State-owned enterprises suffered unimaginable Rs. 460 bn loss in 2016 – WB Country Director

More than SL’s annual health budget


 Dr. Idah Pswarayi-Riddihough

By Steve A. Morrell

Expressing concern over unproductive government-run institutions devouring billions of rupees, World Bank Country Director for Sri Lanka and the Maldives, Dr. Idah Pswarayi–Ridihough says that with a staggering Rs. 460 billion loss suffered by around 400 State-owned enterprises in 2016, the government is "contributing more to its public sector enterprise than receiving from it".

The stupendous losses State Owned Enterprises (SOEs) incurred during this period far exceeded Sri Lanka’s Rs. 380 billion annual health budget, she said. "These losses continue; they have still not been tackled effectively".

Dr. Pswarayi–Ridihough was the keynote speaker at the launch of the Handbook on Good Governance for Chairmen and Boards of Directors of Public Enterprises, at Chartered Accountants (CA) Sri Lanka, last week.

Speaker Karu Jayasuriya was the chief guest at the event

These losses these SOEs continue to suffer impact on fiscal costs and fiscal risks. Many of these institutions have reported significant persistent operating losses. Nett transfers from the government to bail out these public enterprises were an unimaginable 460 billion rupees, she pointed out.

Public enterprises represent a major part of Sri Lanka’s public sector institutions. Therefore, their governance is of paramount importance, she stressed.

The total turnover of 55 SOEs totalled 1.5 Trillion rupees or some 13 percent of GDP in 2016. The World Bank, with government counterparts sought a citizens’ perspective on public enterprises. The results of an opinion survey launched showed many Sri Lankans were critical of the performance of public enterprises, Pswarayi–Ridihough said.

"Around 38 percent of those surveyed complained these institutions performed poorly.

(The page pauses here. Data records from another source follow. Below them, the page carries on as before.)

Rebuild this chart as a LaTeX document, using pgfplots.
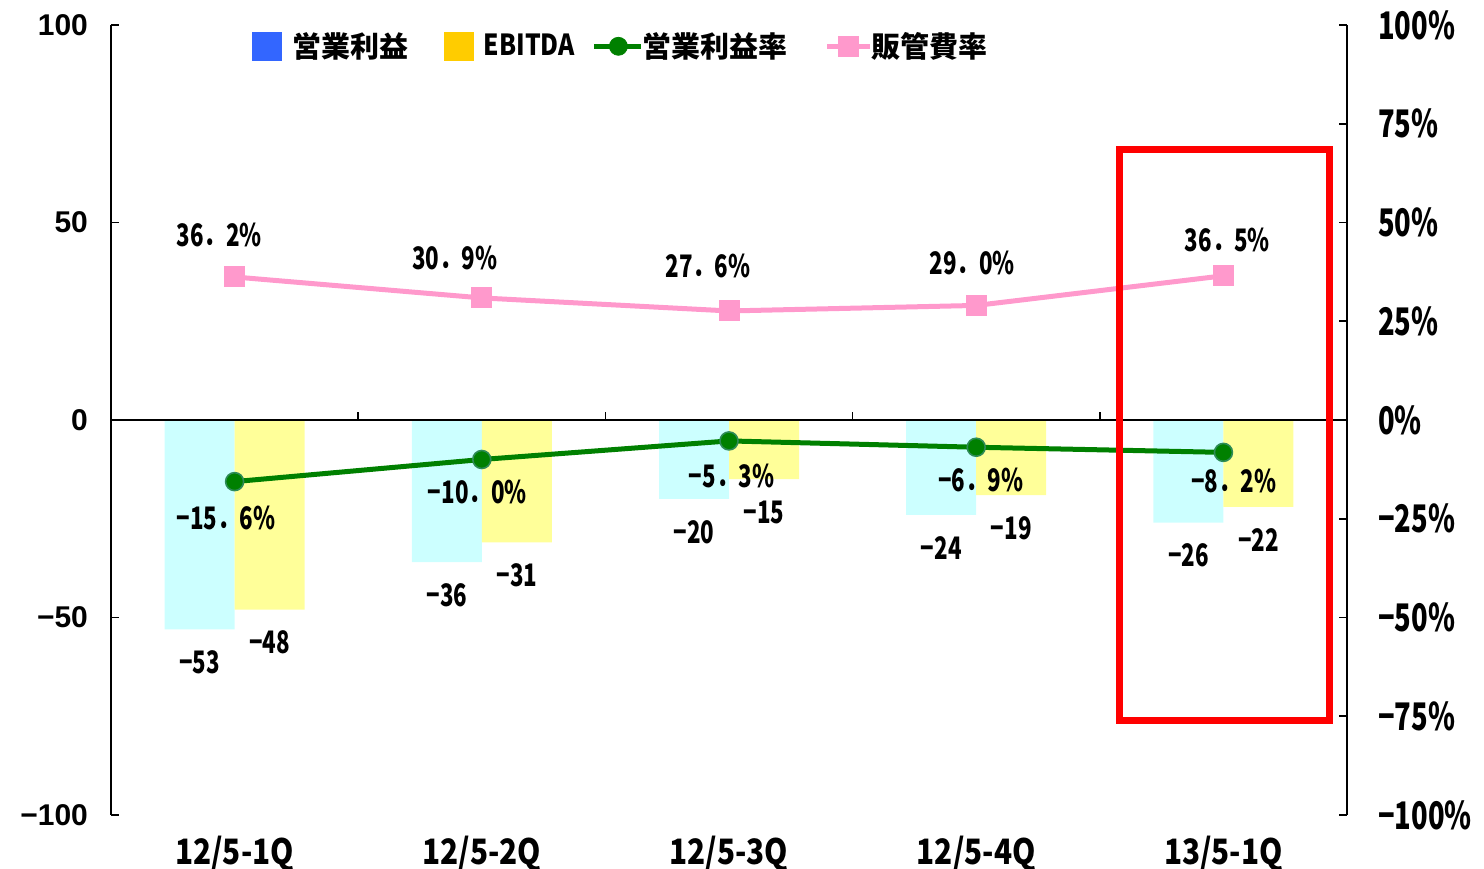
\documentclass[border=0pt]{standalone}
\usepackage{pgfplots}
\pgfplotsset{compat=1.18}
\usepackage{pgfplotstable}
\usepackage{fontspec}
\setmainfont{Noto Sans CJK JP}
\newfontfamily\jp{Noto Sans CJK JP}
\newfontfamily\jpn{Noto Sans CJK JP}[FakeStretch=0.72]
\newfontfamily\jpm{Noto Sans CJK JP}[FakeStretch=0.85]
\newfontfamily\arial{Liberation Sans}
\definecolor{barC}{HTML}{CCFFFF}
\definecolor{barY}{HTML}{FFFF99}
\definecolor{legB}{HTML}{3366FF}
\definecolor{legY}{HTML}{FFCC00}
\definecolor{lineG}{HTML}{008000}
\definecolor{lineGe}{HTML}{2E8B57}
\definecolor{lineP}{HTML}{FF99CC}

\pgfplotstableread{
x op eb lop leb
0 -53 -48 −53 −48
1 -36 -31 −36 −31
2 -20 -15 −20 −15
3 -24 -19 −24 −19
4 -26 -22 −26 −22
}\bars

\pgfplotstableread{
x g lg gdx gdy p lp pdx pdy
0 -15.6 −15．6 -4.25 -18 36.2 36．2 -7.75 21
1 -10.0 −10．0 -2.25 -16 30.9 30．9 -13.5 20
2 -5.3 −5．3 1.25 -17.5 27.6 27．6 -10.5 22.5
3 -6.9 −6．9 2.25 -16.5 29.0 29．0 -2 21
4 -8.2 −8．2 5.25 -14.5 36.5 36．5 2 18
}\rates

\begin{document}
\begin{tikzpicture}
\begin{axis}[name=ax1, scale only axis, width=618pt, height=395pt,
  xmin=-0.5, xmax=4.5, ymin=-100, ymax=100,
  axis y line*=left, axis x line*=bottom, x axis line style={draw=none},
  xtick={0,...,4}, xticklabels={12/5-1Q,12/5-2Q,12/5-3Q,12/5-4Q,13/5-1Q},
  x tick style={draw=none},
  xticklabel style={font=\jpm\bfseries\fontsize{17.5}{17.5}\selectfont, yshift=-3pt},
  ytick={-100,-50,0,50,100}, yticklabels={−100,−50,0,50,100},
  yticklabel style={font=\arial\bfseries\fontsize{15}{15}\selectfont, xshift=-8pt},
  y axis line style={line width=0.8pt},
  y tick style={black, line width=0.8pt}, tick align=inside, major tick length=4pt,
  ybar=0pt, bar width=35pt,
  point meta=explicit symbolic,
  nodes near coords={\pgfplotspointmeta},
  every node near coord/.append style={font=\jpn\bfseries\fontsize{15.5}{15.5}\selectfont, anchor=center, yshift=-16.5pt},
]
\addplot[fill=barC, draw=none] table[x=x, y=op, meta=lop] {\bars};
\addplot[fill=barY, draw=none] table[x=x, y=eb, meta=leb] {\bars};
\draw[black, line width=0.8pt] (axis cs:-0.5,0) -- (axis cs:4.5,0);
\pgfplotsinvokeforeach{0.5,1.5,2.5,3.5}{\draw[black, line width=0.8pt] (axis cs:#1,0) -- ++(0pt,4pt);}
\end{axis}

\begin{axis}[scale only axis, width=618pt, height=395pt,
  xmin=-0.5, xmax=4.5, ymin=-100, ymax=100,
  axis y line*=right, axis x line=none,
  y axis line style={line width=0.8pt},
  ytick={-100,-75,...,100},
  yticklabels={−100\%,−75\%,−50\%,−25\%,0\%,25\%,50\%,75\%,100\%},
  yticklabel style={font=\jpn\bfseries\fontsize{19}{19}\selectfont, xshift=12pt},
  y tick style={black, line width=0.8pt}, tick align=inside, major tick length=4pt,
  legend columns=4,
  legend style={draw=none, fill=none, at={(0.114,0.973)}, anchor=west, inner sep=0pt,
    font=\jp\bfseries\fontsize{14.5}{14.5}\selectfont,
    /tikz/every odd column/.append style={column sep=3pt},
    /tikz/column 2/.style={column sep=16pt},
    /tikz/column 4/.style={column sep=6.5pt},
    /tikz/column 6/.style={column sep=16.5pt}},
]
\addlegendimage{legend image code/.code={\fill[legB] (0pt,-7pt) rectangle (14.5pt,7pt);}}
\addlegendentry{営業利益}
\addlegendimage{legend image code/.code={\fill[legY] (0pt,-7pt) rectangle (14.5pt,7pt);}}
\addlegendentry{{\jpm EBITDA}}
\addlegendimage{legend image code/.code={\draw[lineG, line width=2.5pt] (0pt,0pt) -- (18pt,0pt); \draw[overlay, lineG, line width=2.5pt] (18pt,0pt) -- (23.5pt,0pt); \fill[lineG] (12pt,0pt) circle (4.5pt);}}
\addlegendentry{営業利益率}
\addlegendimage{legend image code/.code={\draw[lineP, line width=2.5pt] (0pt,0pt) -- (16pt,0pt); \draw[overlay, lineP, line width=2.5pt] (16pt,0pt) -- (21.5pt,0pt); \fill[lineP] (5.5pt,-5pt) rectangle (15.5pt,5pt);}}
\addlegendentry{販管費率}

\addplot[forget plot, lineP, line width=2.5pt, mark=square*, mark size=5pt,
  mark options={fill=lineP, draw=lineP, line width=0pt},
  point meta=explicit symbolic,
  visualization depends on={\thisrow{pdx}\as\dx},
  visualization depends on={\thisrow{pdy}\as\dy},
  nodes near coords={\pgfplotspointmeta\%},
  every node near coord/.append style={font=\jpn\bfseries\fontsize{15.5}{15.5}\selectfont, text=black, anchor=center, xshift={\dx pt}, yshift={\dy pt}},
] table[x=x, y=p, meta=lp] {\rates};

\addplot[forget plot, lineG, line width=2.5pt, mark=*, mark size=4.5pt,
  mark options={fill=lineG, draw=lineGe, line width=0.8pt},
  point meta=explicit symbolic,
  visualization depends on={\thisrow{gdx}\as\dx},
  visualization depends on={\thisrow{gdy}\as\dy},
  nodes near coords={\pgfplotspointmeta\%},
  every node near coord/.append style={font=\jpn\bfseries\fontsize{15.5}{15.5}\selectfont, text=black, anchor=center, xshift={\dx pt}, yshift={\dy pt}},
] table[x=x, y=g, meta=lg] {\rates};

\draw[red, line width=3.5pt] (axis cs:3.58,68.4) rectangle (axis cs:4.43,-76.2);
\end{axis}
\pgfresetboundingbox
\path ([shift={(-55.5pt,-27pt)}]ax1.south west) rectangle ([shift={(68.5pt,12.5pt)}]ax1.north east);
\end{tikzpicture}
\end{document}
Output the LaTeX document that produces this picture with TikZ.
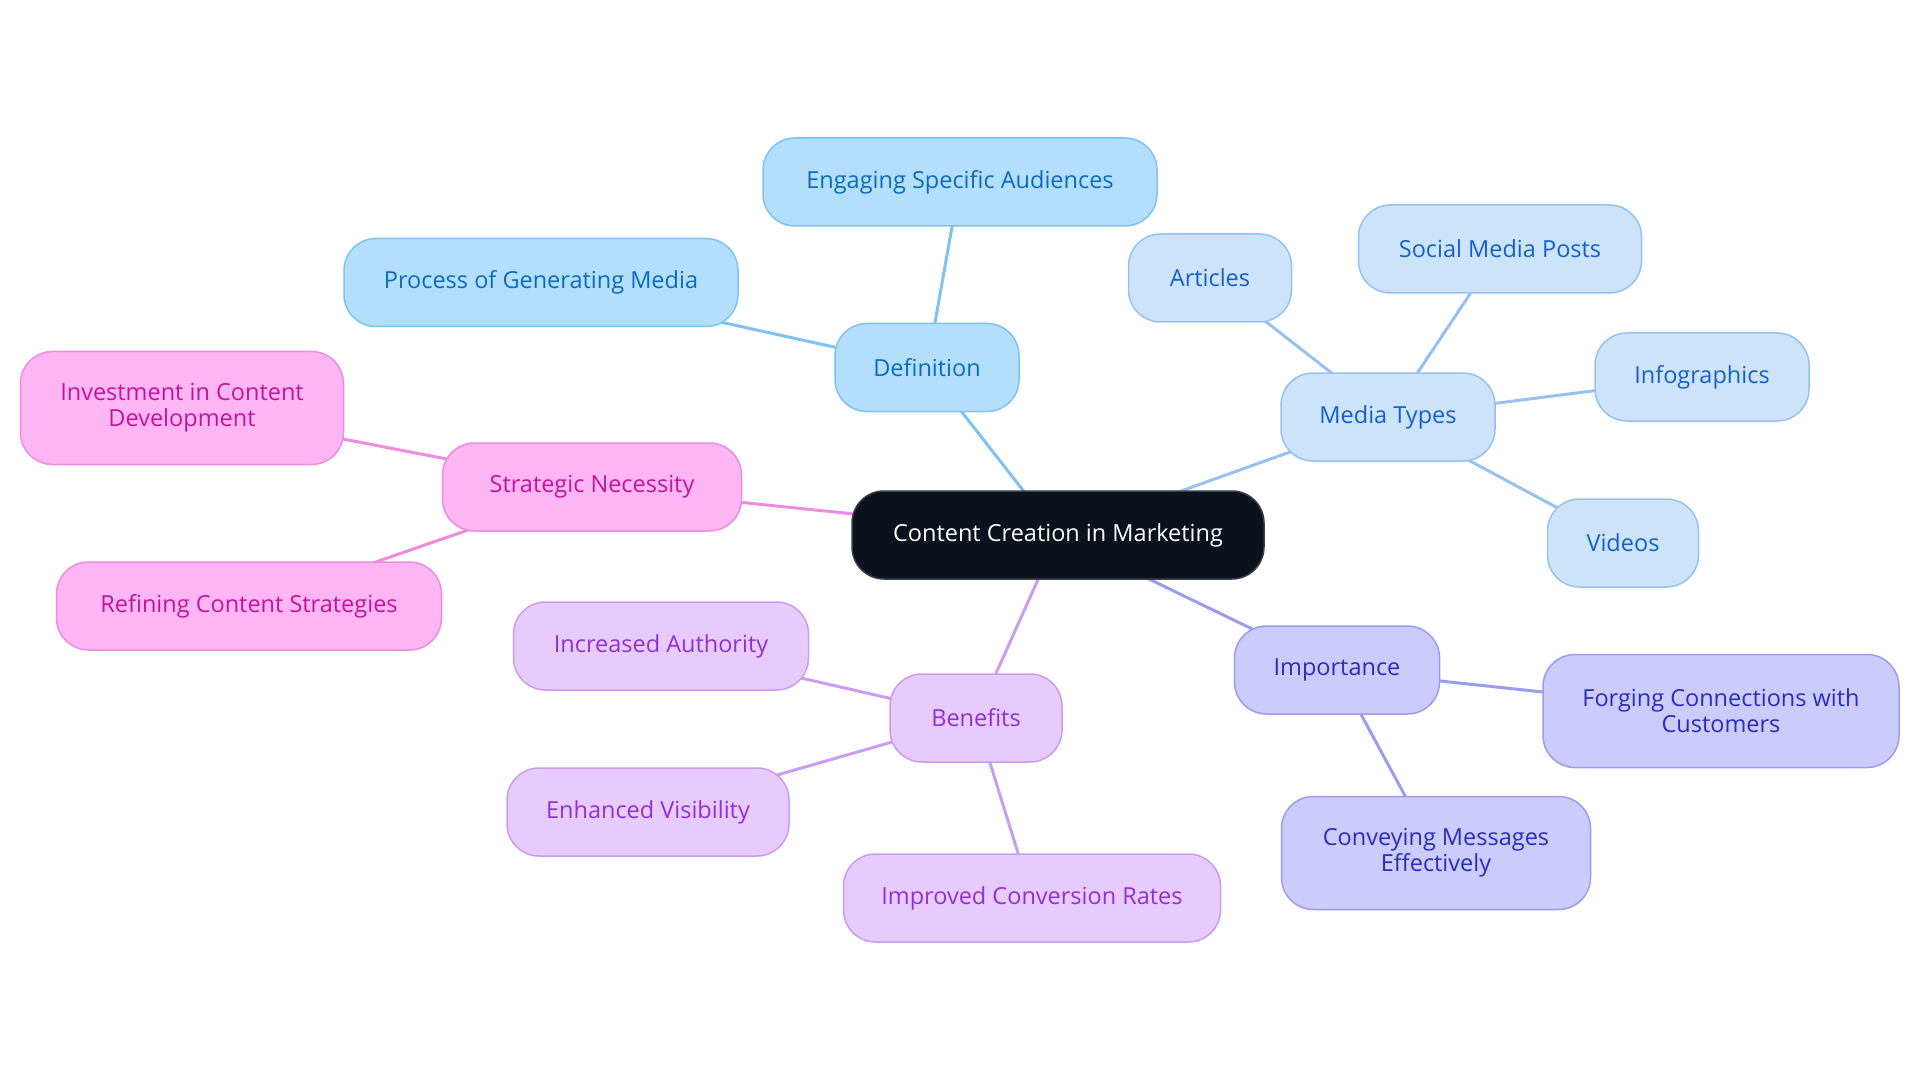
\documentclass[tikz,border=0pt]{standalone}
\usepackage{fontspec}
\setmainfont{Open Sans}
\usetikzlibrary{backgrounds}
\definecolor{defFill}{HTML}{B3DFFD}
\definecolor{defDraw}{HTML}{7DC2F2}
\definecolor{defText}{HTML}{0B6BBF}
\definecolor{medFill}{HTML}{CCE3FA}
\definecolor{medDraw}{HTML}{97C1EF}
\definecolor{medText}{HTML}{1560CC}
\definecolor{impFill}{HTML}{CBCBFC}
\definecolor{impDraw}{HTML}{9B9CF0}
\definecolor{impText}{HTML}{2B2DBD}
\definecolor{benFill}{HTML}{E7CBFD}
\definecolor{benDraw}{HTML}{CB9CF0}
\definecolor{benText}{HTML}{9230D6}
\definecolor{strFill}{HTML}{FDB5F3}
\definecolor{strDraw}{HTML}{EE8CE0}
\definecolor{strText}{HTML}{C5139E}
\definecolor{ctrFill}{HTML}{0C121C}
\definecolor{ctrDraw}{HTML}{3A3F48}
\begin{document}
\begin{tikzpicture}[x=1pt,y=-1pt,
  box/.style={rectangle, rounded corners=32pt, minimum height=88pt, inner sep=0pt,
    align=center, line width=1.5pt, font=\fontsize{23.5}{26}\selectfont},
  twoline/.style={minimum height=113pt},
  ctrbox/.style={box, fill=ctrFill, draw=ctrDraw, text=white},
  defbox/.style={box, fill=defFill, draw=defDraw, text=defText},
  medbox/.style={box, fill=medFill, draw=medDraw, text=medText},
  impbox/.style={box, fill=impFill, draw=impDraw, text=impText},
  benbox/.style={box, fill=benFill, draw=benDraw, text=benText},
  strbox/.style={box, fill=strFill, draw=strDraw, text=strText},
  link/.style={line width=3pt},
  deflink/.style={link, draw=defDraw},
  medlink/.style={link, draw=medDraw},
  implink/.style={link, draw=impDraw},
  benlink/.style={link, draw=benDraw},
  strlink/.style={link, draw=strDraw}]
\useasboundingbox (0,0) rectangle (1920,1083);

\node[ctrbox, minimum width=412pt] (ctr) at (1058,535) {Content Creation in Marketing};

\node[defbox, minimum width=184pt] (def) at (927,367.5) {Definition};
\node[defbox, minimum width=394pt] (eng) at (960,182) {Engaging Specific Audiences};
\node[defbox, minimum width=394pt] (proc) at (541,282.5) {Process of Generating Media};

\node[medbox, minimum width=214pt] (med) at (1388,417) {Media Types};
\node[medbox, minimum width=163pt] (art) at (1210,278) {Articles};
\node[medbox, minimum width=283pt] (soc) at (1500,249) {Social Media Posts};
\node[medbox, minimum width=214pt] (info) at (1702,377) {Infographics};
\node[medbox, minimum width=151pt] (vid) at (1623,543) {Videos};

\node[strbox, minimum width=299pt] (str) at (592,487) {Strategic Necessity};
\node[strbox, twoline, minimum width=323pt] (inv) at (182,408) {Investment in Content\\Development};
\node[strbox, minimum width=385pt] (ref) at (249,606) {Refining Content Strategies};

\node[benbox, minimum width=172pt] (ben) at (976,718) {Benefits};
\node[benbox, minimum width=295pt] (auth) at (661,646) {Increased Authority};
\node[benbox, minimum width=282pt] (vis) at (648,812) {Enhanced Visibility};
\node[benbox, minimum width=377pt] (conv) at (1032,898) {Improved Conversion Rates};

\node[impbox, minimum width=205pt] (imp) at (1337,670) {Importance};
\node[impbox, twoline, minimum width=356pt] (forg) at (1721,711) {Forging Connections with\\Customers};
\node[impbox, twoline, minimum width=309pt] (convey) at (1436,853) {Conveying Messages\\Effectively};

\begin{pgfonlayer}{background}
\draw[deflink] (ctr.center) -- (def.center);
\draw[deflink] (def.center) -- (eng.center);
\draw[deflink] (def.center) -- (proc.center);
\draw[medlink] (ctr.center) -- (med.center);
\draw[medlink] (med.center) -- (art.center);
\draw[medlink] (med.center) -- (soc.center);
\draw[medlink] (med.center) -- (info.center);
\draw[medlink] (med.center) -- (vid.center);
\draw[strlink] (ctr.center) -- (str.center);
\draw[strlink] (str.center) -- (inv.center);
\draw[strlink] (str.center) -- (ref.center);
\draw[benlink] (ctr.center) -- (ben.center);
\draw[benlink] (ben.center) -- (auth.center);
\draw[benlink] (ben.center) -- (vis.center);
\draw[benlink] (ben.center) -- (conv.center);
\draw[implink] (ctr.center) -- (imp.center);
\draw[implink] (imp.center) -- (forg.center);
\draw[implink] (imp.center) -- (convey.center);
\end{pgfonlayer}
\end{tikzpicture}
\end{document}
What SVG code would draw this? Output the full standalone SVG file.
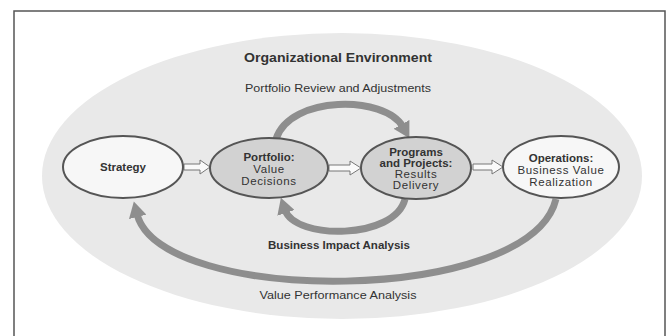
<svg xmlns="http://www.w3.org/2000/svg" width="670" height="336" viewBox="0 0 670 336">
<style>
.t{font-family:"Liberation Sans",Arial,sans-serif;fill:#333;text-anchor:middle}
.b{font-weight:bold}
.n{font-size:11.5px}
.r{letter-spacing:0.6px}
.node{stroke:#555;stroke-width:2}
.arc{fill:none;stroke:#8e8e8e;stroke-width:7}
.blk{fill:#fafafa;stroke:#777;stroke-width:1}
</style>
<defs>
<marker id="ah" markerUnits="userSpaceOnUse" markerWidth="18" markerHeight="18" refX="3" refY="9" orient="auto">
<path d="M0,0 L16,9 L0,18 z" fill="#8e8e8e"/>
</marker>
</defs>
<rect x="0" y="0" width="670" height="336" fill="#fff"/>
<rect x="14" y="11" width="651" height="335" fill="#fff" stroke="#555" stroke-width="1.5"/>
<g id="environment">
<ellipse cx="342" cy="176" rx="300" ry="143" fill="#e9e9e9"/>
<text class="t b" x="338" y="62" font-size="13" textLength="188" lengthAdjust="spacingAndGlyphs">Organizational Environment</text>
</g>
<g id="connectors">
<path class="arc" d="M 276 139 C 290 95, 385 95, 403 127" marker-end="url(#ah)"/>
<path class="arc" d="M 405 199 C 395 240, 295 240, 285 210" marker-end="url(#ah)"/>
<path class="arc" d="M 556 199 C 530 306, 160 306, 137 214" marker-end="url(#ah)"/>
<polygon class="blk" points="184,164 200,164 200,160 210,167 200,174 200,170 184,170"/>
<polygon class="blk" points="329,165 350,165 350,161 361,168 350,175 350,171 329,171"/>
<polygon class="blk" points="473,164 492,164 492,160 503,167 492,174 492,170 473,170"/>
<text class="t" x="338" y="92" font-size="11.5" textLength="186" lengthAdjust="spacingAndGlyphs">Portfolio Review and Adjustments</text>
<text class="t b" x="339" y="249" font-size="10.5" textLength="142" lengthAdjust="spacingAndGlyphs">Business Impact Analysis</text>
<text class="t" x="338" y="299" font-size="11.5" textLength="157" lengthAdjust="spacingAndGlyphs">Value Performance Analysis</text>
</g>
<g id="strategy">
<ellipse class="node" cx="123" cy="167" rx="60" ry="31" fill="#f7f7f7"/>
<text class="t b n" x="123" y="171">Strategy</text>
</g>
<g id="portfolio">
<ellipse class="node" cx="269" cy="168" rx="59" ry="30" fill="#d2d2d2"/>
<text class="t n" x="269" y="161"><tspan class="b">Portfolio:</tspan><tspan class="r" x="269" dy="12">Value</tspan><tspan class="r" x="269" dy="12">Decisions</tspan></text>
</g>
<g id="programs">
<ellipse class="node" cx="416" cy="168" rx="55" ry="31" fill="#d2d2d2"/>
<text class="t n" x="416" y="156"><tspan class="b">Programs</tspan><tspan class="b" x="416" dy="11">and Projects:</tspan><tspan class="r" x="416" dy="11">Results</tspan><tspan class="r" x="416" dy="11">Delivery</tspan></text>
</g>
<g id="operations">
<ellipse class="node" cx="561" cy="167" rx="58" ry="31" fill="#f7f7f7"/>
<text class="t n" x="561" y="162"><tspan class="b">Operations:</tspan><tspan class="r" x="561" dy="12">Business Value</tspan><tspan class="r" x="561" dy="12">Realization</tspan></text>
</g>
</svg>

In addition, another 36 percent opined that the quality of services was very poor", she said.

Some of the key factors attributed to the poor performance of these government-run institutions were political interference, the need for better corporate governance, lack of transparency and improving performance monitoring and evaluation, the World Bank Country Director noted.

"We fully support the efforts of Parliament, Government, Human Resource Development Council and civil society to improve governance and performance of public enterprises. Ultimately, what is needed is better service delivered at value for money", she stressed.

Good governance translates into credible and trustworthy institutions built on principles of transparency and accountability. Additionally, answerability, if service is not delivered in a timely and efficient manner, Pswarayi–Ridihough noted.

Cross country studies show the negative impact of corruption on growth and investment. Sri Lanka has made important progress in strengthening the country’s governance framework with the 19th Amendment to the Constitution. This document provides for more independent accountability of institutions, she continued.

The Human Resource Development Council, Auditor General, Information and Procurement Commission and the Right to Information are all progressive steps conducive towards the environment to improve transparency and accountability, she said.

President, CA Sri Lanka, Jagath Perera, made the introductory speech.